| WORK TO DO |
Each line below should be reproduced without any alteration.

| DATASET EXCERPT |
⟨

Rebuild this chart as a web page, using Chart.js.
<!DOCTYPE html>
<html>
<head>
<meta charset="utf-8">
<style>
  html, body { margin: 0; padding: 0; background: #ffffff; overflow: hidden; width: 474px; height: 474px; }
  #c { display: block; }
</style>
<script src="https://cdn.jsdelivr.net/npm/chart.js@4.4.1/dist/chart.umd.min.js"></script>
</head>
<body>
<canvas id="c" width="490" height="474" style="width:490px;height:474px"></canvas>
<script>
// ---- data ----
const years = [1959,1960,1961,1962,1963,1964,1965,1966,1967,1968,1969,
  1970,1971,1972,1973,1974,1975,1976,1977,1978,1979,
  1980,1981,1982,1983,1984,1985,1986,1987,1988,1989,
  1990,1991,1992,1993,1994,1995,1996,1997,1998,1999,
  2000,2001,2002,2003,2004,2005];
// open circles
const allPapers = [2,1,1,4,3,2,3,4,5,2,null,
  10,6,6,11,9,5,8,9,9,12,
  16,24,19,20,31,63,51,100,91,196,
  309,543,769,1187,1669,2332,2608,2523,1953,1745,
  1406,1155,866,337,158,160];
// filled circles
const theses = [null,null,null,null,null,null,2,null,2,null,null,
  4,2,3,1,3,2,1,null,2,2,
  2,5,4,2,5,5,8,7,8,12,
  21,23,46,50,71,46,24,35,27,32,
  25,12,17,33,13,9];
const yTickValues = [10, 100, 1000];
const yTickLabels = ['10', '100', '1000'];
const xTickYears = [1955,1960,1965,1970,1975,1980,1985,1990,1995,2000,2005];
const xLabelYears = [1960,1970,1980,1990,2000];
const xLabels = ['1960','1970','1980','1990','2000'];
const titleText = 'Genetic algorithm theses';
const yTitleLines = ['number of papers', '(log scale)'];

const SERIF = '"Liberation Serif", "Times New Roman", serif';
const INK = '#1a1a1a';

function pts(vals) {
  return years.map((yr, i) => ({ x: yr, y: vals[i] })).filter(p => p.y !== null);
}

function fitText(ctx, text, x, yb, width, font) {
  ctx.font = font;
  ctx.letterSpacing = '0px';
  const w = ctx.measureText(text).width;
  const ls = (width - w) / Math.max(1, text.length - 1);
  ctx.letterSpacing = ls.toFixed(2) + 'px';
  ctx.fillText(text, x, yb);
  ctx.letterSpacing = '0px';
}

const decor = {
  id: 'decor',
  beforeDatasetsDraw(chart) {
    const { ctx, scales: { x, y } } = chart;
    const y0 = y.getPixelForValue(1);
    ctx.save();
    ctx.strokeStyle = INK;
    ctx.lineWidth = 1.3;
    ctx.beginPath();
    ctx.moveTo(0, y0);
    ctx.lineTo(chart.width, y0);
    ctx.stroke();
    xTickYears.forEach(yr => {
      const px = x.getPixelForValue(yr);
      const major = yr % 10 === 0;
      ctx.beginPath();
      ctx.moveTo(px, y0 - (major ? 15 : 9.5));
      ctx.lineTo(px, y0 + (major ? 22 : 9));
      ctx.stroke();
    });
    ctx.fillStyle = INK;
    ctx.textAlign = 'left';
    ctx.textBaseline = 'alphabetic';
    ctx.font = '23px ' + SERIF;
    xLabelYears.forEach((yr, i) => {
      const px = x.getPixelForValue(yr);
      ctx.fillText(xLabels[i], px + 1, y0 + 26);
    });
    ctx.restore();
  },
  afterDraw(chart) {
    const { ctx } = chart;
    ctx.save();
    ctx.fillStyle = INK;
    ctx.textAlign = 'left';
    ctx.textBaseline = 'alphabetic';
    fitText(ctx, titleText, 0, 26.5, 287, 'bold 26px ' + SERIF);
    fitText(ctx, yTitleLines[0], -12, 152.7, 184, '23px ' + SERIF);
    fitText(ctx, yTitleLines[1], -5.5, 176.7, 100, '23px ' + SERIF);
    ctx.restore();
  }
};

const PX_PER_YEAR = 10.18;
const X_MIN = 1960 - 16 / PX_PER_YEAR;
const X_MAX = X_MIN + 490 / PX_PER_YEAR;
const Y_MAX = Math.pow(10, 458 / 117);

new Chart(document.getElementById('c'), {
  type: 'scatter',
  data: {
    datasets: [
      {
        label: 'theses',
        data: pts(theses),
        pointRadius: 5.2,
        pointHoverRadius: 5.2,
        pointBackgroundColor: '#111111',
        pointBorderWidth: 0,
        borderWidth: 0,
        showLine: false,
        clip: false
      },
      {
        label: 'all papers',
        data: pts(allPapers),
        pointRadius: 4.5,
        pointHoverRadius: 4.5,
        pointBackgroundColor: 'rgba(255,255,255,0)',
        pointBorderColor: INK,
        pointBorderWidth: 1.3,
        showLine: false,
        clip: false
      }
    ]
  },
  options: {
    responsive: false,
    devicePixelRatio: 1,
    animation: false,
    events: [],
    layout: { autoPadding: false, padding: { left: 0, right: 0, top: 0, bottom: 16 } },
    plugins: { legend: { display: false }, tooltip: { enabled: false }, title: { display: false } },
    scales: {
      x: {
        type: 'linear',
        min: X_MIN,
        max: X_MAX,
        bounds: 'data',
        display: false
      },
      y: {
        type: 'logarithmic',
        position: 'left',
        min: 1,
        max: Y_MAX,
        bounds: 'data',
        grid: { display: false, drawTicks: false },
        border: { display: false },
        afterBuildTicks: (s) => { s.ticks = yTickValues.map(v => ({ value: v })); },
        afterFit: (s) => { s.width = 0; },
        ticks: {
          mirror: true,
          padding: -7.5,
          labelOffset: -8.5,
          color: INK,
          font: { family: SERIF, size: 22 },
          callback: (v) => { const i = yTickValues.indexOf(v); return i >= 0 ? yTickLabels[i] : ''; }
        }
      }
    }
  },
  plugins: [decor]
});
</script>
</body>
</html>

⟩

| EXERCISE RESULT |
Rebuild this chart as a web page, using Chart.js.
<!DOCTYPE html>
<html>
<head>
<meta charset="utf-8">
<style>
  html, body { margin: 0; padding: 0; background: #ffffff; overflow: hidden; width: 474px; height: 474px; }
  #c { display: block; }
</style>
<script src="https://cdn.jsdelivr.net/npm/chart.js@4.4.1/dist/chart.umd.min.js"></script>
</head>
<body>
<canvas id="c" width="490" height="474" style="width:490px;height:474px"></canvas>
<script>
// ---- data ----
const years = [1959,1960,1961,1962,1963,1964,1965,1966,1967,1968,1969,
  1970,1971,1972,1973,1974,1975,1976,1977,1978,1979,
  1980,1981,1982,1983,1984,1985,1986,1987,1988,1989,
  1990,1991,1992,1993,1994,1995,1996,1997,1998,1999,
  2000,2001,2002,2003,2004,2005];
// open circles
const allPapers = [2,1,1,4,3,2,3,4,5,2,null,
  10,6,6,11,9,5,8,9,9,12,
  16,24,19,20,31,63,51,100,91,196,
  309,543,769,1187,1669,2332,2608,2523,1953,1745,
  1406,1155,866,337,158,160];
// filled circles
const theses = [null,null,null,null,null,null,2,null,2,null,null,
  4,2,3,1,3,2,1,null,2,2,
  2,5,4,2,5,5,8,7,8,12,
  21,23,46,50,71,46,24,35,27,32,
  25,12,17,33,13,9];
const yTickValues = [10, 100, 1000];
const yTickLabels = ['10', '100', '1000'];
const xTickYears = [1955,1960,1965,1970,1975,1980,1985,1990,1995,2000,2005];
const xLabelYears = [1960,1970,1980,1990,2000];
const xLabels = ['1960','1970','1980','1990','2000'];
const titleText = 'Genetic algorithm theses';
const yTitleLines = ['number of papers', '(log scale)'];

const SERIF = '"Liberation Serif", "Times New Roman", serif';
const INK = '#1a1a1a';

function pts(vals) {
  return years.map((yr, i) => ({ x: yr, y: vals[i] })).filter(p => p.y !== null);
}

function fitText(ctx, text, x, yb, width, font) {
  ctx.font = font;
  ctx.letterSpacing = '0px';
  const w = ctx.measureText(text).width;
  const ls = (width - w) / Math.max(1, text.length - 1);
  ctx.letterSpacing = ls.toFixed(2) + 'px';
  ctx.fillText(text, x, yb);
  ctx.letterSpacing = '0px';
}

const decor = {
  id: 'decor',
  beforeDatasetsDraw(chart) {
    const { ctx, scales: { x, y } } = chart;
    const y0 = y.getPixelForValue(1);
    ctx.save();
    ctx.strokeStyle = INK;
    ctx.lineWidth = 1.3;
    ctx.beginPath();
    ctx.moveTo(0, y0);
    ctx.lineTo(chart.width, y0);
    ctx.stroke();
    xTickYears.forEach(yr => {
      const px = x.getPixelForValue(yr);
      const major = yr % 10 === 0;
      ctx.beginPath();
      ctx.moveTo(px, y0 - (major ? 15 : 9.5));
      ctx.lineTo(px, y0 + (major ? 22 : 9));
      ctx.stroke();
    });
    ctx.fillStyle = INK;
    ctx.textAlign = 'left';
    ctx.textBaseline = 'alphabetic';
    ctx.font = '23px ' + SERIF;
    xLabelYears.forEach((yr, i) => {
      const px = x.getPixelForValue(yr);
      ctx.fillText(xLabels[i], px + 1, y0 + 26);
    });
    ctx.restore();
  },
  afterDraw(chart) {
    const { ctx } = chart;
    ctx.save();
    ctx.fillStyle = INK;
    ctx.textAlign = 'left';
    ctx.textBaseline = 'alphabetic';
    fitText(ctx, titleText, 0, 26.5, 287, 'bold 26px ' + SERIF);
    fitText(ctx, yTitleLines[0], -12, 152.7, 184, '23px ' + SERIF);
    fitText(ctx, yTitleLines[1], -5.5, 176.7, 100, '23px ' + SERIF);
    ctx.restore();
  }
};

const PX_PER_YEAR = 10.18;
const X_MIN = 1960 - 16 / PX_PER_YEAR;
const X_MAX = X_MIN + 490 / PX_PER_YEAR;
const Y_MAX = Math.pow(10, 458 / 117);

new Chart(document.getElementById('c'), {
  type: 'scatter',
  data: {
    datasets: [
      {
        label: 'theses',
        data: pts(theses),
        pointRadius: 5.2,
        pointHoverRadius: 5.2,
        pointBackgroundColor: '#111111',
        pointBorderWidth: 0,
        borderWidth: 0,
        showLine: false,
        clip: false
      },
      {
        label: 'all papers',
        data: pts(allPapers),
        pointRadius: 4.5,
        pointHoverRadius: 4.5,
        pointBackgroundColor: 'rgba(255,255,255,0)',
        pointBorderColor: INK,
        pointBorderWidth: 1.3,
        showLine: false,
        clip: false
      }
    ]
  },
  options: {
    responsive: false,
    devicePixelRatio: 1,
    animation: false,
    events: [],
    layout: { autoPadding: false, padding: { left: 0, right: 0, top: 0, bottom: 16 } },
    plugins: { legend: { display: false }, tooltip: { enabled: false }, title: { display: false } },
    scales: {
      x: {
        type: 'linear',
        min: X_MIN,
        max: X_MAX,
        bounds: 'data',
        display: false
      },
      y: {
        type: 'logarithmic',
        position: 'left',
        min: 1,
        max: Y_MAX,
        bounds: 'data',
        grid: { display: false, drawTicks: false },
        border: { display: false },
        afterBuildTicks: (s) => { s.ticks = yTickValues.map(v => ({ value: v })); },
        afterFit: (s) => { s.width = 0; },
        ticks: {
          mirror: true,
          padding: -7.5,
          labelOffset: -8.5,
          color: INK,
          font: { family: SERIF, size: 22 },
          callback: (v) => { const i = yTickValues.indexOf(v); return i >= 0 ? yTickLabels[i] : ''; }
        }
      }
    }
  },
  plugins: [decor]
});
</script>
</body>
</html>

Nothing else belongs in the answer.